The problem asks us to complete a given algebraic formula: $$(a+b)^2 = a^2 + b^2 + \text{________}.$$. This formula represents the square of the sum of two numbers, 'a' and 'b'. Squaring a quantity means multiplying that quantity by itself.

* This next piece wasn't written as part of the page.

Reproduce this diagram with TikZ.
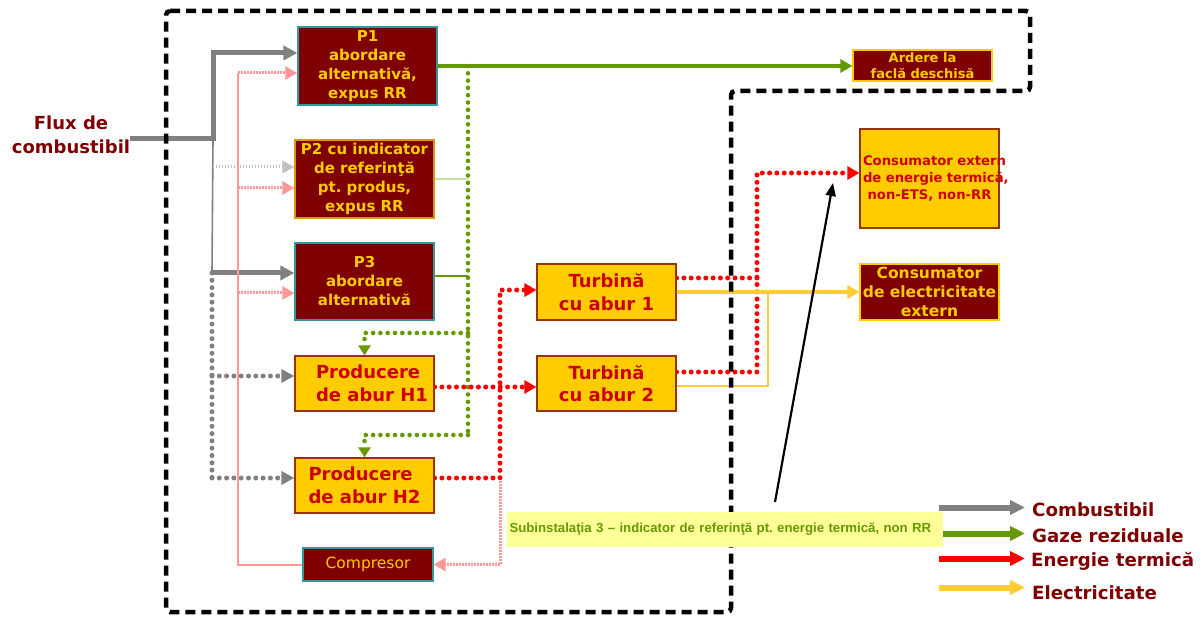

**step2** Expanding the expression

To find the missing part, we need to expand $$(a+b)^2$$. This means we multiply $$(a+b)$$ by $$(a+b)$$. We can use the distributive property of multiplication.
Let's consider $$(a+b) \times (a+b)$$.
First, we multiply the term 'a' from the first parenthesis by each term in the second parenthesis:
$$a \times a = a^2$$
$$a \times b = ab$$
So, the first part of the expansion is $$a^2 + ab$$.
Next, we multiply the term 'b' from the first parenthesis by each term in the second parenthesis:
$$b \times a = ba$$
$$b \times b = b^2$$
So, the second part of the expansion is $$ba + b^2$$.
Now, we combine all the terms from the multiplication:
$$a^2 + ab + ba + b^2$$
In multiplication, the order of factors does not change the product (commutative property), so $$ab$$ is the same as $$ba$$.
Therefore, we can rewrite the expression as:
$$a^2 + ab + ab + b^2$$
Now, we combine the like terms, $$ab$$ and $$ab$$:
$$ab + ab = 2ab$$
So, the complete expansion is:
$$a^2 + 2ab + b^2$$

**step3** Completing the formula

We started with the given formula $$(a+b)^2 = a^2 + b^2 + \text{________}.$$ and we expanded $$(a+b)^2$$ to be $$a^2 + 2ab + b^2$$.
By comparing these two forms:
$$a^2 + 2ab + b^2$$
$$a^2 + b^2 + \text{________}$$
We can clearly see that the missing part is $$2ab$$.
Now, let's look at the given options:
(a) $$2ab$$
(b) $$a+b$$
(c) $$a-b$$
(d) $$ab$$
The correct option that matches the missing part is (a) $$2ab$$.
Therefore, the complete formula is $$(a+b)^2 = a^2 + b^2 + 2ab$$.